Discourse structures

Participants : Laurence Danlos, Timothée Bernard, Raphaël Salmon.

Until now, the linguistic modeling and automatic processing of sentences has been the main focus of the community. However, many applications would benefit from more large-scale approaches which go beyond the level of sentences. This is not only the case for automatic translation: information extraction/retrieval, summarizing, and other applications do need to resolve anaphora, which in turn can benefit from the availability of hierarchical discourse structures induced by discourse relations (in particular through the notion of right frontier of discourse structures). Moreover, discourse structures are required to extract sequential (chronological, logical,...) or hierarchical representations of events. It is also useful for topic extraction, which in turns can help syntactic and semantic disambiguation.

Although supra-sentential problematics received increasing attention in the last years, there is no satisfying solution to these problems.
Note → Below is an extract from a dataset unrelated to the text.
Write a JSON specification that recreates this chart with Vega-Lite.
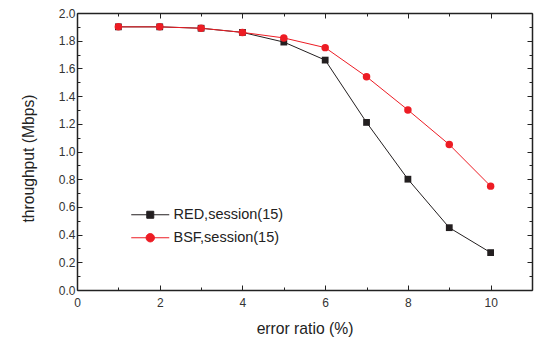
{
  "$schema": "https://vega.github.io/schema/vega-lite/v6.json",
  "width": 455,
  "height": 277,
  "autosize": {"type": "none"},
  "padding": {"left": 77, "top": 13, "right": 2, "bottom": 48},
  "background": "white",
  "config": {
    "view": {"stroke": null},
    "font": "Liberation Sans",
    "axis": {
      "grid": false,
      "domainColor": "#222222",
      "domainWidth": 1.5,
      "tickColor": "#222222",
      "tickWidth": 1,
      "labelFont": "Liberation Sans",
      "labelFontSize": 12,
      "labelColor": "#333333",
      "titleFont": "Liberation Sans",
      "titleFontWeight": "normal",
      "titleColor": "#222222",
      "labelFlush": false,
      "labelOverlap": false
    }
  },
  "data": {
    "values": [
      {"ratio": 1, "throughput": 1.90, "series": "RED,session(15)"},
      {"ratio": 2, "throughput": 1.90, "series": "RED,session(15)"},
      {"ratio": 3, "throughput": 1.89, "series": "RED,session(15)"},
      {"ratio": 4, "throughput": 1.86, "series": "RED,session(15)"},
      {"ratio": 5, "throughput": 1.79, "series": "RED,session(15)"},
      {"ratio": 6, "throughput": 1.66, "series": "RED,session(15)"},
      {"ratio": 7, "throughput": 1.21, "series": "RED,session(15)"},
      {"ratio": 8, "throughput": 0.80, "series": "RED,session(15)"},
      {"ratio": 9, "throughput": 0.45, "series": "RED,session(15)"},
      {"ratio": 10, "throughput": 0.27, "series": "RED,session(15)"},
      {"ratio": 1, "throughput": 1.90, "series": "BSF,session(15)"},
      {"ratio": 2, "throughput": 1.90, "series": "BSF,session(15)"},
      {"ratio": 3, "throughput": 1.89, "series": "BSF,session(15)"},
      {"ratio": 4, "throughput": 1.86, "series": "BSF,session(15)"},
      {"ratio": 5, "throughput": 1.82, "series": "BSF,session(15)"},
      {"ratio": 6, "throughput": 1.75, "series": "BSF,session(15)"},
      {"ratio": 7, "throughput": 1.54, "series": "BSF,session(15)"},
      {"ratio": 8, "throughput": 1.30, "series": "BSF,session(15)"},
      {"ratio": 9, "throughput": 1.05, "series": "BSF,session(15)"},
      {"ratio": 10, "throughput": 0.75, "series": "BSF,session(15)"}
    ]
  },
  "layer": [
    {
      "mark": {"type": "line", "strokeWidth": 1},
      "encoding": {
        "x": {
          "field": "ratio", "type": "quantitative",
          "scale": {"domain": [0, 11], "nice": false},
          "axis": {
            "orient": "bottom",
            "values": [0, 2, 4, 6, 8, 10],
            "format": "d",
            "tickSize": -5,
            "labelPadding": 12,
            "title": "error ratio (%)",
            "titleFontSize": 15.7,
            "titlePadding": 13
          }
        },
        "y": {
          "field": "throughput", "type": "quantitative",
          "scale": {"domain": [0, 2], "nice": false},
          "axis": {
            "orient": "left",
            "values": [0, 0.2, 0.4, 0.6, 0.8, 1.0, 1.2, 1.4, 1.6, 1.8, 2.0],
            "format": ".1f",
            "tickSize": -5,
            "labelPadding": 7,
            "title": "throughput (Mbps)",
            "titleFontSize": 15.7,
            "titlePadding": 22,
            "titleY": 145
          }
        },
        "color": {
          "field": "series", "type": "nominal",
          "scale": {"domain": ["RED,session(15)", "BSF,session(15)"], "range": ["#231f20", "#ed1c24"]},
          "legend": {
            "title": null,
            "orient": "none",
            "legendX": 66,
            "legendY": 194.5,
            "padding": 0,
            "symbolSize": 100,
            "symbolStrokeWidth": 1,
            "labelOffset": 16,
            "labelFontSize": 14.5,
            "labelFont": "Liberation Sans",
            "labelColor": "#222222",
            "rowPadding": 8,
            "encode": {
              "symbols": {
                "update": {
                  "shape": {"signal": "datum.value === 'RED,session(15)' ? 'M-3.8,0H3.8M-0.7,-0.7H0.7V0.7H-0.7Z' : 'M-3.8,0H3.8M0.84,0A0.84,0.84,0,1,1,-0.84,0A0.84,0.84,0,1,1,0.84,0Z'"},
                  "fill": {"signal": "datum.value === 'RED,session(15)' ? '#231f20' : '#ed1c24'"},
                  "stroke": {"signal": "datum.value === 'RED,session(15)' ? '#231f20' : '#ed1c24'"},
                  "strokeWidth": {"value": 1},
                  "opacity": {"value": 1}
                }
              }
            }
          }
        }
      }
    },
    {
      "transform": [{"filter": "datum.series === 'RED,session(15)'"}],
      "mark": {"type": "point", "shape": "square", "filled": true, "opacity": 1, "size": 46},
      "encoding": {
        "x": {
          "field": "ratio", "type": "quantitative",
          "axis": {
            "orient": "top",
            "values": [0, 2, 4, 6, 8, 10],
            "labels": false,
            "title": null,
            "tickSize": -5
          }
        },
        "y": {
          "field": "throughput", "type": "quantitative",
          "axis": {
            "orient": "right",
            "values": [0, 0.2, 0.4, 0.6, 0.8, 1.0, 1.2, 1.4, 1.6, 1.8, 2.0],
            "labels": false,
            "title": null,
            "tickSize": -5
          }
        },
        "color": {"field": "series", "type": "nominal"}
      }
    },
    {
      "transform": [{"filter": "datum.series === 'BSF,session(15)'"}],
      "mark": {"type": "point", "shape": "circle", "filled": true, "opacity": 1, "size": 56},
      "encoding": {
        "x": {
          "field": "ratio", "type": "quantitative",
          "axis": {
            "orient": "bottom",
            "values": [1, 3, 5, 7, 9, 11],
            "labels": false,
            "title": null,
            "domain": false,
            "tickSize": -3
          }
        },
        "y": {
          "field": "throughput", "type": "quantitative",
          "axis": {
            "orient": "left",
            "values": [0.1, 0.3, 0.5, 0.7, 0.9, 1.1, 1.3, 1.5, 1.7, 1.9],
            "labels": false,
            "title": null,
            "domain": false,
            "tickSize": -3
          }
        },
        "color": {"field": "series", "type": "nominal"}
      }
    },
    {
      "mark": {"type": "line", "strokeWidth": 1, "opacity": 0},
      "encoding": {
        "x": {
          "field": "ratio", "type": "quantitative",
          "axis": {
            "orient": "top",
            "values": [1, 3, 5, 7, 9, 11],
            "labels": false,
            "title": null,
            "domain": false,
            "tickSize": -3
          }
        },
        "y": {
          "field": "throughput", "type": "quantitative",
          "axis": {
            "orient": "right",
            "values": [0.1, 0.3, 0.5, 0.7, 0.9, 1.1, 1.3, 1.5, 1.7, 1.9],
            "labels": false,
            "title": null,
            "domain": false,
            "tickSize": -3
          }
        },
        "detail": {"field": "series", "type": "nominal"}
      }
    }
  ],
  "resolve": {"axis": {"x": "independent", "y": "independent"}}
}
Among them, anaphora resolution and discourse structures have a far-reaching impact and are domains of expertise of Alpage members. But their formal modeling has now reached a maturity which allows to integrate them, in a near future, inside future Alpage tools, including parsing systems inherited from Atoll.
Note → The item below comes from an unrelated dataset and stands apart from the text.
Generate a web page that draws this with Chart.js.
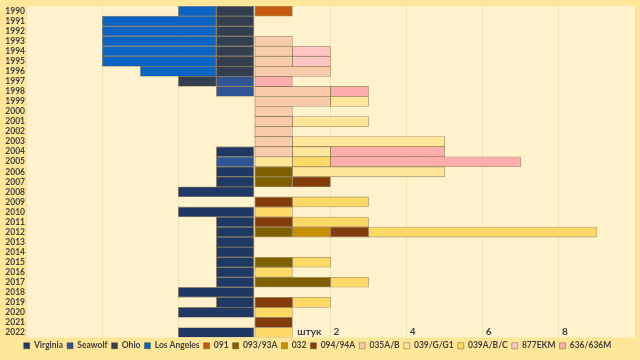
<!DOCTYPE html>
<html>
<head>
<meta charset="utf-8">
<script src="https://cdn.jsdelivr.net/npm/chart.js@4"></script>
<style>
  html, body { margin: 0; padding: 0; background: #FFE699; }
  #wrap { width: 640px; height: 360px; }
</style>
</head>
<body>
<div id="wrap"><canvas id="subsChart" width="640" height="360"></canvas></div>
<script>
// years on the category axis
const years = [];
for (let y = 1990; y <= 2022; y++) years.push(String(y));

// US boats commissioned per year (drawn to the left)
const virginia   = [0,0,0,0,0,0,0,0,0,0,0,0,0,0,1,0,1,1,2,0,2,1,1,1,1,1,1,1,2,1,2,0,2];
const seawolf    = [0,0,0,0,0,0,0,1,1,0,0,0,0,0,0,1,0,0,0,0,0,0,0,0,0,0,0,0,0,0,0,0,0];
const ohio       = [1,1,1,1,1,1,1,1,0,0,0,0,0,0,0,0,0,0,0,0,0,0,0,0,0,0,0,0,0,0,0,0,0];
const losAngeles = [1,3,3,3,3,3,2,0,0,0,0,0,0,0,0,0,0,0,0,0,0,0,0,0,0,0,0,0,0,0,0,0,0];

// Chinese boats per year (drawn to the right)
const t091   = [1,0,0,0,0,0,0,0,0,0,0,0,0,0,0,0,0,0,0,0,0,0,0,0,0,0,0,0,0,0,0,0,0];
const t093   = [0,0,0,0,0,0,0,0,0,0,0,0,0,0,0,0,1,1,0,0,0,0,1,0,0,1,0,2,0,0,0,0,0];
const t032   = [0,0,0,0,0,0,0,0,0,0,0,0,0,0,0,0,0,0,0,0,0,0,1,0,0,0,0,0,0,0,0,0,0];
const t094   = [0,0,0,0,0,0,0,0,0,0,0,0,0,0,0,0,0,1,0,1,0,1,1,0,0,0,0,0,0,1,0,1,0];
const t035   = [0,0,0,1,1,1,2,0,2,2,1,1,1,1,1,0,0,0,0,0,0,0,0,0,0,0,0,0,0,0,0,0,0];
const t039   = [0,0,0,0,0,0,0,0,0,1,0,2,0,4,1,1,4,0,0,0,0,0,0,0,0,0,0,0,0,0,0,0,0];
const t039A  = [0,0,0,0,0,0,0,0,0,0,0,0,0,0,0,1,0,0,0,2,1,2,6,0,0,1,1,1,0,1,1,0,1];
const t877   = [0,0,0,0,1,1,0,0,0,0,0,0,0,0,0,0,0,0,0,0,0,0,0,0,0,0,0,0,0,0,0,0,0];
const t636   = [0,0,0,0,0,0,0,1,1,0,0,0,0,0,3,5,0,0,0,0,0,0,0,0,0,0,0,0,0,0,0,0,0];

// x axis labels
const tickValues = [0, 2, 4, 6, 8];
const tickLabels = ['штук', '2', '4', '6', '8'];

const FONT = 'Lato, "Open Sans", sans-serif';
const TEXT = '#3F3F3F';
const EDGE = 'rgba(70,50,10,0.45)';

function left(arr)  { return arr.map(v => v ? -v : null); }
function right(arr) { return arr.map(v => v ? v : null); }

function ds(label, data, color) {
  return {
    label: label,
    data: data,
    backgroundColor: color,
    borderColor: EDGE,
    borderWidth: 0.8,
    borderSkipped: false,
    barPercentage: 1,
    categoryPercentage: 1
  };
}

const datasets = [
  ds('Virginia',    left(virginia),   '#1F3864'),
  ds('Seawolf',     left(seawolf),    '#2F5597'),
  ds('Ohio',        left(ohio),       '#333F50'),
  ds('Los Angeles', left(losAngeles), '#0B63C4'),
  ds('091',         right(t091),      '#C55A11'),
  ds('093/93A',     right(t093),      '#7F6000'),
  ds('032',         right(t032),      '#C99000'),
  ds('094/94A',     right(t094),      '#843C0C'),
  ds('035A/B',      right(t035),      '#F8CBAD'),
  ds('039/G/G1',    right(t039),      '#FFE699'),
  ds('039A/B/C',    right(t039A),     '#FFD966'),
  ds('877EKM',      right(t877),      '#FFC5C5'),
  ds('636/636M',    right(t636),      '#FFADAD')
];

// background: gold frame, cream plot area
const backdrop = {
  id: 'backdrop',
  beforeDraw(chart) {
    const { ctx, chartArea: a } = chart;
    ctx.save();
    ctx.fillStyle = '#FFE699';
    ctx.fillRect(0, 0, chart.width, chart.height);
    ctx.fillStyle = '#FFF2CC';
    ctx.fillRect(a.left, a.top, a.right - a.left, a.bottom - a.top);
    ctx.restore();
  }
};

// x labels sit inside the plot, on the last row
const xLabels = {
  id: 'xLabels',
  afterDatasetsDraw(chart) {
    const { ctx, chartArea: a } = chart;
    const xs = chart.scales.x;
    ctx.save();
    ctx.font = 'bold 10px ' + FONT;
    ctx.fillStyle = TEXT;
    ctx.textBaseline = 'middle';
    const y = a.bottom - 6;
    tickValues.forEach((v, i) => {
      if (v === 0) {
        ctx.textAlign = 'right';
        ctx.fillText(tickLabels[i], xs.getPixelForValue(2) - 9, y);
      } else {
        ctx.textAlign = 'left';
        ctx.fillText(tickLabels[i], xs.getPixelForValue(v) + 3, y);
      }
    });
    ctx.restore();
  }
};

new Chart(document.getElementById('subsChart'), {
  type: 'bar',
  data: { labels: years, datasets: datasets },
  options: {
    indexAxis: 'y',
    responsive: false,
    animation: false,
    layout: { padding: { top: 4, right: 5, left: 0, bottom: 0 } },
    scales: {
      x: {
        stacked: true,
        min: -6,
        max: 10,
        ticks: { display: false, stepSize: 2 },
        grid: { color: '#F3E2B6', lineWidth: 1, drawTicks: false },
        border: { display: false }
      },
      y: {
        stacked: true,
        afterFit(scale) { scale.width = 26; },
        ticks: {
          autoSkip: false,
          padding: 1,
          color: TEXT,
          font: { family: FONT, size: 8.5, weight: 'bold' }
        },
        grid: { display: false, drawTicks: false },
        border: { display: false }
      }
    },
    plugins: {
      legend: {
        position: 'bottom',
        labels: {
          boxWidth: 6,
          boxHeight: 6,
          padding: 4,
          color: TEXT,
          font: { family: FONT, size: 8.5, weight: 'bold' }
        }
      },
      tooltip: { enabled: false }
    }
  },
  plugins: [backdrop, xLabels]
});
</script>
</body>
</html>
It is well known that a text is not a random sequence of sentences: sentences are linked the ones to the others by “discourse relations”, which give to the text a hierarchical structure. Traditionally, it is considered that discourse relations are lexicalized by connectors (adverbial connectors like ensuite, conjunctions like parce que), or are not lexicalized. This vision is however too simple:

  • first, some connectors (in particular conjunctions of subordination) introduce pure modifiers and must not be considered as bearing discourse relations,

  • second, other elements than connectors can lexicalize discourse relations, in particular verbs like précéder / to precede or causer / to cause, which have facts or fact eventualities as arguments [62].
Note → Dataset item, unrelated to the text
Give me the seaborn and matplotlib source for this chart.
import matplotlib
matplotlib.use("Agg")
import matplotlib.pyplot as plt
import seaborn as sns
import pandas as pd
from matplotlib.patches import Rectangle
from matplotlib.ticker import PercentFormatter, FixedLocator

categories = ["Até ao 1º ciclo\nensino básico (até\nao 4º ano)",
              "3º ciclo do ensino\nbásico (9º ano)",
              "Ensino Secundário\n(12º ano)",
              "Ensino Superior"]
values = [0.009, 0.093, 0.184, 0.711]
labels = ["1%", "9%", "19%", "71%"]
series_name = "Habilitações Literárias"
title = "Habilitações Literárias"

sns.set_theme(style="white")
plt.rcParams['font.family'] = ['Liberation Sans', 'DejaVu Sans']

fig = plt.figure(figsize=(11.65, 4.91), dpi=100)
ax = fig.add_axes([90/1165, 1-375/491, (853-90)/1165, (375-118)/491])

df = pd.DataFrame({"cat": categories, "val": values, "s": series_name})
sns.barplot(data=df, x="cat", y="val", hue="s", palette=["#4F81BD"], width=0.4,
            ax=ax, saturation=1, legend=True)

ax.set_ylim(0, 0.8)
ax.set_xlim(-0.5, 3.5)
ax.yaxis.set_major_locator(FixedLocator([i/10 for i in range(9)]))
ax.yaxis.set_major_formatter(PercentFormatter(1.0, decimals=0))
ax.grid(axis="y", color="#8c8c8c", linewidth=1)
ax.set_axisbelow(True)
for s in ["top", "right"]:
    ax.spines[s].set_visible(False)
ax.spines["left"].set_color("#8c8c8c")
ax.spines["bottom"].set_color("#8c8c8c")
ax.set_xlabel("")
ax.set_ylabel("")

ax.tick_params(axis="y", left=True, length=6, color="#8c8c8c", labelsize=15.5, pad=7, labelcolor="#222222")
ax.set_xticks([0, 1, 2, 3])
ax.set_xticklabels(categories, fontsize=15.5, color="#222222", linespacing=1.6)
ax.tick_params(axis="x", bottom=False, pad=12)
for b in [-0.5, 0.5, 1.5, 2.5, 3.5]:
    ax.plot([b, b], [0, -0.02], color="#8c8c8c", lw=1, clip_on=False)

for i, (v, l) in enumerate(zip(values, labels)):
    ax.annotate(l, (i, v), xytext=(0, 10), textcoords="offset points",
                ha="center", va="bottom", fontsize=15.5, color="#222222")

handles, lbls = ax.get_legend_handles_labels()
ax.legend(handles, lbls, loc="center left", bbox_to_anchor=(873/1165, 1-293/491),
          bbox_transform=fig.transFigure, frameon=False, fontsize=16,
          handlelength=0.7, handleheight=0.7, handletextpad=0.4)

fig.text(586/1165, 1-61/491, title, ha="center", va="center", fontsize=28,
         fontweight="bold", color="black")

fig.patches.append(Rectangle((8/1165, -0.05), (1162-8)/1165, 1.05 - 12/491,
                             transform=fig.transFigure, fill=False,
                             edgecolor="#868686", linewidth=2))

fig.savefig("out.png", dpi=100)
There are three main frameworks used to model discourse structures: RST, SDRT, and, more recently, the TAG-based formalism D-LTAG. Inside Alpage, Laurence Danlos has introduced d-stag (Discourse Synchronous TAGs, [63],[4]), which subsumes in an elegant way both SDRT and RST, to the extent that SDRT and RST structures can be obtained by two different partial projections of d-stag structures. As done in D-LTAG, d-stag extends a lexicalized TAG analysis so as to deal with the level of discourse. d-stag has been fully formalized, and is hence possible to implement (thanks to Synchronous TAG, or even TAG parsers), provided one develops linguistic descriptions in this formalism.